Companies in groups led by Nochi Dankner and Yitzhak Tshuva have gained more time from lenders to renegotiate the debt on the Las Vegas Plaza, their stalled casino and hotel project in Nevada's gambling capital. The firms were given a reprieve at the last moment over the weekend.
The IDB's Property and Building and IDB Development Corp. along with Tshuva's Elad Group received a two-month extension to reach a comprehensive arrangement over the project's debt. Financing of $620 million was provided by a consortium of more than a dozen lenders as part of the $1.24 billion purchase price for the land, which was acquired in 2007.
The syndicate was led by Credit Suisse, in which IDB group company Koor Industries holds a 2.3% stake.
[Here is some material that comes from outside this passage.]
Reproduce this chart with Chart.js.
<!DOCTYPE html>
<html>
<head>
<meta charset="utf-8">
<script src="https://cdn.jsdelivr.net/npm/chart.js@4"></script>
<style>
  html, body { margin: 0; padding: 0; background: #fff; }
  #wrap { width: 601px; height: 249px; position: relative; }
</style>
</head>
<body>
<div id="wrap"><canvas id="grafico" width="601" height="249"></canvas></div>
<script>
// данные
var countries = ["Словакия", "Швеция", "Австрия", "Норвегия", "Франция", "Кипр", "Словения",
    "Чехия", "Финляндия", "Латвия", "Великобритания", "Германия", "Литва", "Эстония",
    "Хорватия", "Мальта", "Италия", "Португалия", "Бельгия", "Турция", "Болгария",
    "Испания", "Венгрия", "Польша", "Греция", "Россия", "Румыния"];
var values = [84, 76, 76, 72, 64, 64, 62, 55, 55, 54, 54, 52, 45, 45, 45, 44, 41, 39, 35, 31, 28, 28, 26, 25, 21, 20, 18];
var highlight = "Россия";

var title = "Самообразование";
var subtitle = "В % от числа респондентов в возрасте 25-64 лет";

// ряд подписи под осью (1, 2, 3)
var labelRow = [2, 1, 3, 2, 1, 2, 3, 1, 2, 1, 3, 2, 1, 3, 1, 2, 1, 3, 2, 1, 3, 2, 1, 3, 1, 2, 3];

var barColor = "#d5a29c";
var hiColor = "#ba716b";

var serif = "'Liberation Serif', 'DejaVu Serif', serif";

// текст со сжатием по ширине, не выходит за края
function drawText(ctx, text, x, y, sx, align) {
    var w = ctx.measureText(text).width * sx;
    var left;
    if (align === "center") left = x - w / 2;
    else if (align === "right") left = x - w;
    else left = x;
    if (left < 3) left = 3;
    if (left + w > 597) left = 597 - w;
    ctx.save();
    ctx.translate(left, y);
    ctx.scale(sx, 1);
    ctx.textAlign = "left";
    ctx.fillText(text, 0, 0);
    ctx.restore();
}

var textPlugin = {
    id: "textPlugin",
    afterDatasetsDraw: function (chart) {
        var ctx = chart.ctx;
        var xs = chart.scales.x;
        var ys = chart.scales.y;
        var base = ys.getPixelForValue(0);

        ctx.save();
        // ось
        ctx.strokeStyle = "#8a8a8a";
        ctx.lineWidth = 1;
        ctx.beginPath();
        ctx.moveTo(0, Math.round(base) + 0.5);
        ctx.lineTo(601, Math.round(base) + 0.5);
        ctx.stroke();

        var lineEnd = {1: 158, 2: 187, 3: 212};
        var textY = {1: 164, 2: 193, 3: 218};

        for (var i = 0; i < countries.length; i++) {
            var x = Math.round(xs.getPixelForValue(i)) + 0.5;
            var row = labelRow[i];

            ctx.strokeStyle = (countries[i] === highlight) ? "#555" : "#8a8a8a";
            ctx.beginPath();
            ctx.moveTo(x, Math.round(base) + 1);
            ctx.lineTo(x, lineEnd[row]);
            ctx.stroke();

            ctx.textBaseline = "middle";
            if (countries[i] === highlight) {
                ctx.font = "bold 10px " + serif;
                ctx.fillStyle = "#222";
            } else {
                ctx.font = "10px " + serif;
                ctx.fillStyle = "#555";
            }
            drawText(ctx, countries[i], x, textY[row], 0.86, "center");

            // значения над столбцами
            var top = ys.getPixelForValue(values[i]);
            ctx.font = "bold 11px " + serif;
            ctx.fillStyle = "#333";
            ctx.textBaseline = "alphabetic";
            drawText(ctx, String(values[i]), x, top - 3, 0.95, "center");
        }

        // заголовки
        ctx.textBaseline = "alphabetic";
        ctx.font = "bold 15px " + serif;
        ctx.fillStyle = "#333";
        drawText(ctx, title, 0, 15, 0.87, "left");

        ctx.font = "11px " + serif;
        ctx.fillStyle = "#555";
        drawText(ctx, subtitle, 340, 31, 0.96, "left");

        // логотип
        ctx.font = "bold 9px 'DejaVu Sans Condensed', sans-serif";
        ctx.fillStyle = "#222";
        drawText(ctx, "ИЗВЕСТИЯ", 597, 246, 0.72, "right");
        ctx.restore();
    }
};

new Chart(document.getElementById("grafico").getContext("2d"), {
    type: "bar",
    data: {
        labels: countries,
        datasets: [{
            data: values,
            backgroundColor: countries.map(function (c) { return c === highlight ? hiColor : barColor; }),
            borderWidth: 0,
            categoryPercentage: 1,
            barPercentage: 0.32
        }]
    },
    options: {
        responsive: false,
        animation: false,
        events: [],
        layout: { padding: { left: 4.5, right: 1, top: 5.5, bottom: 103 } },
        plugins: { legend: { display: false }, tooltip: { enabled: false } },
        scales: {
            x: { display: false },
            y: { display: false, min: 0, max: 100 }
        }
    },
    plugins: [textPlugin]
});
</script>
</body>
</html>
Three major Israeli financial firms are part of the consortium: the Harel financial and insurance group, Bank Hapoalim and Bank Mizrahi-Tefahot.
The project was developed before the global economic crisis of 2008. Construction was later put on hold until the economic environment improved.
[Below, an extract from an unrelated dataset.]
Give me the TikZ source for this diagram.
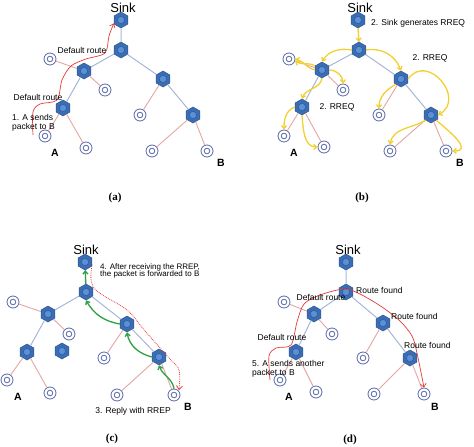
\documentclass[tikz,border=0pt]{standalone}
\usepackage{fontspec}
\setmainfont{Liberation Sans}
\newfontfamily\capfont{Liberation Serif}
\usetikzlibrary{shapes.geometric, arrows.meta}

\definecolor{hexfill}{HTML}{3A6DB3}
\definecolor{hexline}{HTML}{2B5590}
\definecolor{hexinner}{HTML}{5B8FD6}
\definecolor{leafcol}{HTML}{5868A8}
\definecolor{treeblue}{HTML}{A6B6D8}
\definecolor{treered}{HTML}{E3A6A6}
\definecolor{rreq}{HTML}{F2D033}
\definecolor{rrep}{HTML}{2FA043}
\definecolor{route}{HTML}{E23A3A}

\tikzset{
	hexnode/.style={regular polygon, regular polygon sides=6, shape border rotate=30,
		minimum size=16pt, inner sep=0pt, fill=hexfill, draw=hexline, line width=0.5pt,
		path picture={\filldraw[fill=hexinner, draw=hexline, line width=0.4pt] (path picture bounding box.center) circle (3.6pt);}},
	leaf/.style={circle, minimum size=12pt, inner sep=0pt, draw=leafcol, line width=0.8pt, fill=white,
		path picture={\draw[leafcol, line width=0.8pt] (path picture bounding box.center) circle (2.8pt);}},
	bedge/.style={treeblue, line width=1pt},
	redge/.style={treered, line width=0.9pt},
	rreqarrow/.style={rreq, line width=1.3pt, -{Straight Barb[length=3pt, width=5pt]}},
	rreparrow/.style={rrep, line width=1.3pt, -{Straight Barb[length=3pt, width=5pt]}},
	routearrow/.style={route, line width=0.7pt, -{Straight Barb[length=3.5pt, width=6pt]}},
	note/.style={font=\fontsize{8.5}{9.5}\selectfont, inner sep=0pt},
	sinklbl/.style={font=\fontsize{13}{13}\selectfont, inner sep=0pt},
	endlbl/.style={font=\fontsize{10.5}{11}\selectfont\bfseries, inner sep=0pt},
	caption/.style={font=\fontsize{11}{12}\selectfont\capfont\bfseries, inner sep=0pt}
}

\begin{document}
\begin{tikzpicture}[x=1pt, y=1pt]
	\useasboundingbox (0,0) rectangle (474,-447);
	% (a) default route
	\node [sinklbl] (asink) at (123,-8) {Sink};
	\node [hexnode] (a0) at (121,-20) {};
	\node [hexnode] (a1) at (121,-50) {};
	\node [hexnode] (a2) at (84,-71) {};
	\node [hexnode] (a3) at (63,-108) {};
	\node [hexnode] (a4) at (163,-79) {};
	\node [hexnode] (a5) at (193,-115) {};
	\node [leaf] (al1) at (50,-59) {};
	\node [leaf] (al2) at (105,-90) {};
	\node [leaf] (al3) at (45,-136) {};
	\node [leaf] (al4) at (86,-148) {};
	\node [leaf] (al5) at (140,-115) {};
	\node [leaf] (al6) at (152,-151) {};
	\node [leaf] (al7) at (207,-151) {};
	\draw [bedge] (a0) -- (a1) (a1) -- (a2) (a2) -- (a3) (a1) -- (a4) (a4) -- (a5);
	\draw [redge] (a2) -- (al1) (a2) -- (al2) (a3) -- (al3) (a3) -- (al4) (a4) -- (al5) (a5) -- (al6) (a5) -- (al7);
	\node [endlbl] (aA) at (55,-153) {A};
	\node [endlbl] (aB) at (221,-163) {B};
	\coordinate (asrc) at (33,-135);
	\draw [routearrow] plot [smooth, tension=0.5] coordinates {(asrc) (33,-112) (40,-104) (57,-100) (62,-80) (71,-66) (86,-59) (105,-53) (109,-36) (a0.205)};
	\node [note] (adef1) at (82,-50) {Default route};
	\node [note] (adef2) at (38,-97) {Default route};
	\node [note, align=left, anchor=west] (asend) at (12,-123) {1. A sends\\packet to B};
	\node [caption] (acap) at (115,-198) {(a)};
	% (b) route request
	\node [sinklbl] (bsink) at (360,-8) {Sink};
	\node [hexnode] (b0) at (358,-20) {};
	\node [hexnode] (b1) at (359,-50) {};
	\node [hexnode] (b2) at (322,-70) {};
	\node [hexnode] (b3) at (302,-107) {};
	\node [hexnode] (b4) at (401,-79) {};
	\node [hexnode] (b5) at (431,-115) {};
	\node [leaf] (bl1) at (289,-59) {};
	\node [leaf] (bl2) at (343,-90) {};
	\node [leaf] (bl3) at (284,-136) {};
	\node [leaf] (bl4) at (324,-147) {};
	\node [leaf] (bl5) at (379,-115) {};
	\node [leaf] (bl6) at (390,-151) {};
	\node [leaf] (bl7) at (446,-151) {};
	\draw [bedge] (b0) -- (b1) (b1) -- (b2) (b2) -- (b3) (b1) -- (b4) (b4) -- (b5);
	\draw [redge] (b2) -- (bl1) (b2) -- (bl2) (b3) -- (bl3) (b3) -- (bl4) (b4) -- (bl5) (b5) -- (bl6) (b5) -- (bl7);
	\node [endlbl] (bA) at (294,-153) {A};
	\node [endlbl] (bB) at (460,-163) {B};
	\draw [rreqarrow] (b0) -- (b1);
	\draw [rreqarrow] (b1.west) to [out=170, in=60] (b2.north);
	\draw [rreqarrow] (b1.east) to [out=10, in=110] (b4.north);
	\draw [rreqarrow] (b2.west) to [out=165, in=-15] (bl1.east);
	\draw [rreqarrow] (b2.150) to [out=150, in=-30] (bl1.-20);
	\draw [rreqarrow] (b2.east) to [out=0, in=90] (bl2.north);
	\draw [rreqarrow] (b2.south) to [out=-100, in=70] (b3.north);
	\draw [rreqarrow] (b3.west) to [out=200, in=90] (bl3.north);
	\draw [rreqarrow] (b3.south) to [out=-85, in=180] (bl4.west);
	\draw [rreqarrow] (b4.south west) to [out=210, in=90] (bl5.north);
	\draw [rreqarrow] (b4.east) to [out=55, in=30, looseness=1.8] (b5.east);
	\draw [rreqarrow] (b5.south west) to [out=210, in=80] (bl6.north);
	\draw [rreqarrow] (b5.south east) to [out=-40, in=0, looseness=1.5] (bl7.east);
	\node [note, anchor=west] (bgen) at (371,-23) {2. Sink generates RREQ};
	\node [note] (breq1) at (430,-58) {2. RREQ};
	\node [note] (breq2) at (337,-107) {2. RREQ};
	\node [caption] (bcap) at (362,-198) {(b)};
	% (c) route reply
	\node [sinklbl] (csink) at (86,-250) {Sink};
	\node [hexnode] (c0) at (85,-262) {};
	\node [hexnode] (c1) at (86,-292) {};
	\node [hexnode] (c2) at (48,-314) {};
	\node [hexnode] (c3) at (27,-352) {};
	\node [hexnode] (c6) at (62,-351) {};
	\node [hexnode] (c4) at (127,-324) {};
	\node [hexnode] (c5) at (159,-357) {};
	\node [leaf] (cl1) at (13,-302) {};
	\node [leaf] (cl2) at (69,-334) {};
	\node [leaf] (cl3) at (7,-380) {};
	\node [leaf] (cl4) at (50,-393) {};
	\node [leaf] (cl5) at (104,-358) {};
	\node [leaf] (cl6) at (117,-395) {};
	\node [leaf] (cl7) at (174,-395) {};
	\draw [bedge] (c0) -- (c1) (c1) -- (c2) (c2) -- (c3) (c1) -- (c4) (c4) -- (c5);
	\draw [redge] (c2) -- (cl1) (c2) -- (cl2) (c3) -- (cl3) (c3) -- (cl4) (c4) -- (cl5) (c5) -- (cl6) (c5) -- (cl7);
	\node [endlbl] (cA) at (18,-397) {A};
	\node [endlbl] (cB) at (188,-407) {B};
	\draw [rreparrow] (cl7.north) to [out=100, in=-70] (c5.south);
	\draw [rreparrow] (c5.west) to [out=165, in=-80] (c4.south);
	\draw [rreparrow] (c4.west) to [out=170, in=-60] (c1.south);
	\draw [rreparrow] (c1) -- (c0);
	\coordinate (cend) at (179,-390);
	\draw [routearrow, line width=0.8pt, densely dotted] plot [smooth, tension=0.6] coordinates {(c0.-20) (94,-288) (127,-310) (145,-331) (169,-358) (179,-370) (cend)};
	\node [note, font=\fontsize{8}{7.5}\selectfont, align=left, anchor=west] (cfwd) at (100,-271) {4. After receiving the RREP,\\the packet is forwarded to B};
	\node [note] (crep) at (133,-411) {3. Reply with RREP};
	\node [caption] (ccap) at (112,-439) {(c)};
	% (d) route found
	\node [sinklbl] (dsink) at (348,-250) {Sink};
	\node [hexnode] (d0) at (346,-262) {};
	\node [hexnode] (d1) at (346,-292) {};
	\node [hexnode] (d2) at (314,-314) {};
	\node [hexnode] (d3) at (296,-352) {};
	\node [hexnode] (d4) at (383,-323) {};
	\node [hexnode] (d5) at (410,-358) {};
	\node [leaf] (dl1) at (284,-302) {};
	\node [leaf] (dl2) at (332,-334) {};
	\node [leaf] (dl3) at (280,-380) {};
	\node [leaf] (dl4) at (316,-392) {};
	\node [leaf] (dl5) at (363,-358) {};
	\node [leaf] (dl6) at (374,-394) {};
	\node [leaf] (dl7) at (424,-394) {};
	\draw [bedge] (d0) -- (d1) (d1) -- (d2) (d2) -- (d3) (d1) -- (d4) (d4) -- (d5);
	\draw [redge] (d2) -- (dl1) (d2) -- (dl2) (d3) -- (dl3) (d3) -- (dl4) (d4) -- (dl5) (d5) -- (dl6) (d5) -- (dl7);
	\node [endlbl] (dA) at (289,-397) {A};
	\node [endlbl] (dB) at (435,-407) {B};
	\coordinate (dsrc) at (270,-380);
	\draw [routearrow] plot [smooth, tension=0.5] coordinates {(dsrc) (269,-356) (276,-348) (291,-345) (297,-322) (304,-304) (320,-295) (344,-289) (360,-294) (382,-307) (400,-321) (412,-336) (417,-353) (dl7.north)};
	\node [note, anchor=west] (dfound1) at (356,-290) {Route found};
	\node [note, anchor=west] (dfound2) at (391,-316) {Route found};
	\node [note, anchor=west] (dfound3) at (404,-345) {Route found};
	\node [note] (ddef1) at (321,-297) {Default route};
	\node [note] (ddef2) at (282,-337) {Default route};
	\node [note, align=left, anchor=west] (dsend) at (252,-369) {5. A sends another\\packet to B};
	\node [caption] (dcap) at (350,-440) {(d)};
\end{tikzpicture}
\end{document}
Although the estimated value of the land is now substantially below the principal of the loan, the members of the consortium agreed to give Dankner and Tshuva's firms more time. This is because during the two-month period, they will be getting full interest payments on the original principal balance, rather than a reduced sum based on the property's current market value.
The loan at issue is a nonrecourse loan, meaning that the sole security is the land itself. If after the two months the parties don't come to an agreement with the consortium, they could forfeit the property.
It is thought that if the two Israeli groups iron out a debt arrangement with the syndicate, they will probably have to inject additional tens of millions of dollars into the deal.